Manually Traverse a DOM Tree Using jQuery

Example DOM Tree
Image via Wikipedia

jQuery does a wonderful job of traversing the DOM tree, so you might ask why you would like to do this yourself?
I recently encountered a requirement to count the maximum ‘depth’ of a DOM tree. I.e. find the level of the deepest nested element. So, I managed to knock this up in a few minutes:

function Recurse($item, depth) {
    $item.each(function() {
        depth.count++;
        if (depth.count > depth.max) {
            depth.max = depth.count;
        }
        Recurse($(this).children(), depth);
    });
    depth.count--;
    return depth.max;
}

$(document).ready(function() {
    alert(Recurse($("body"), { count: 0, max:0 }));
}

A few points to note about this

  • depth is an object with two members, count and max. We want to keep a count of the current and maximum depth, but want to avoid global variables (it’s better practice, and makes the solution more self-contained).
  • JavaScript doesn’t allow us to pass variables by reference.
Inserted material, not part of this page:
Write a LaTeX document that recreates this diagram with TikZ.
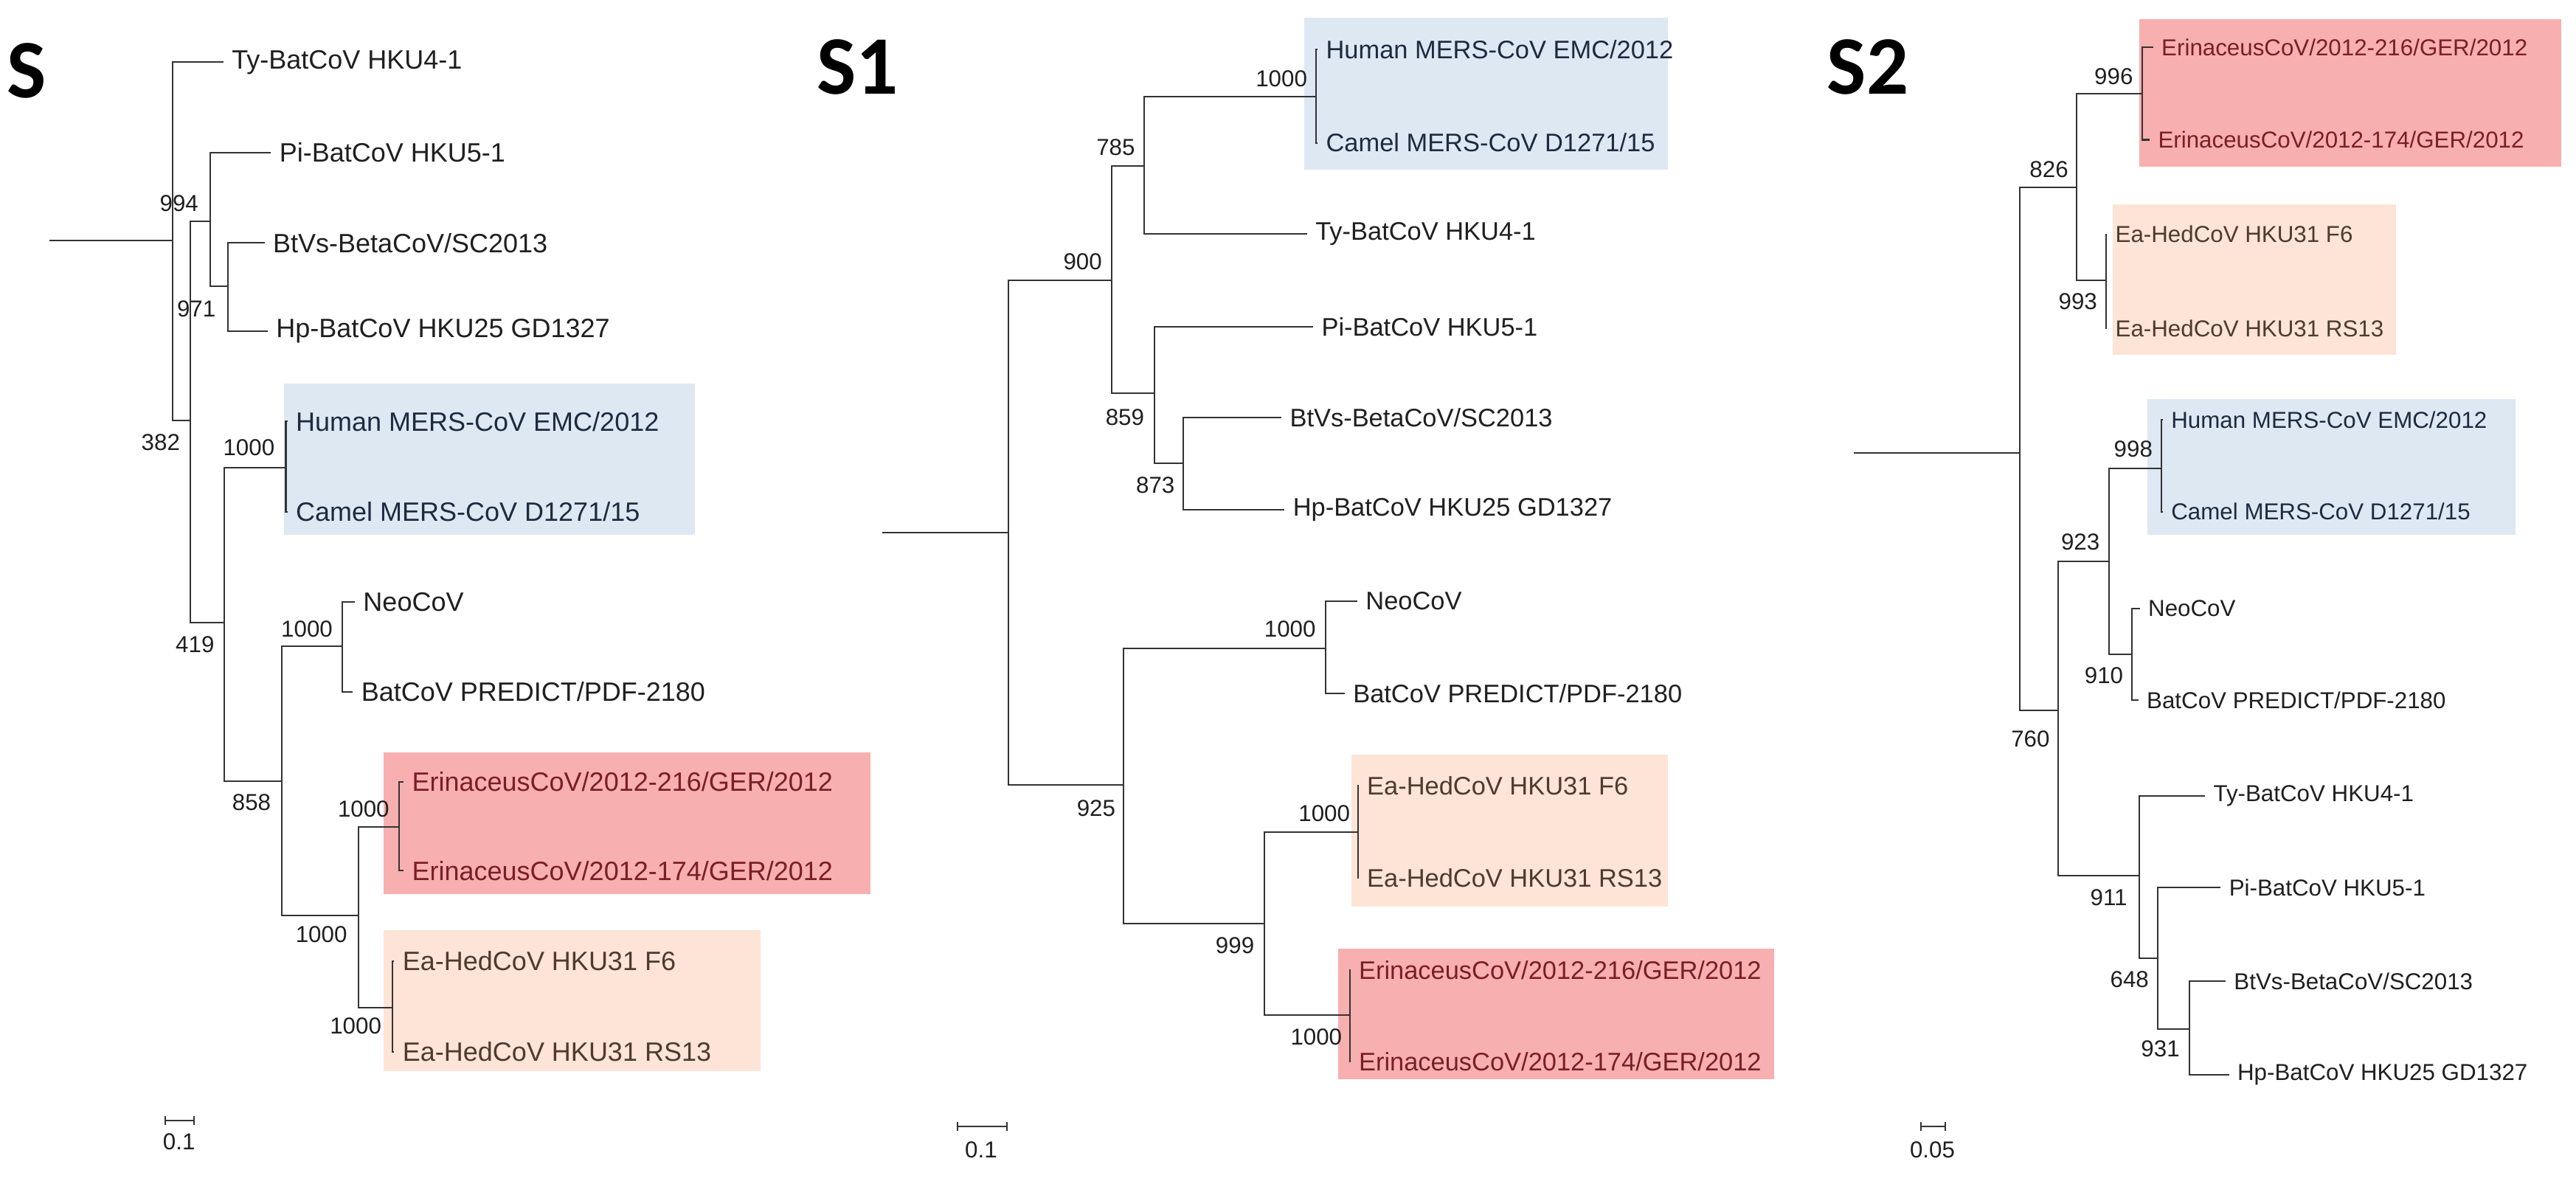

Using the variables within the passed depth object means we can pass values to lower levels of recursion.
  • We must pass an object in our first call. Technically the function can be improved by including a check for this.
  • The function returns depth.max. Although the return value doesn’t matter when the function is called recursively, its useful for passing our intended value out to the original calling function.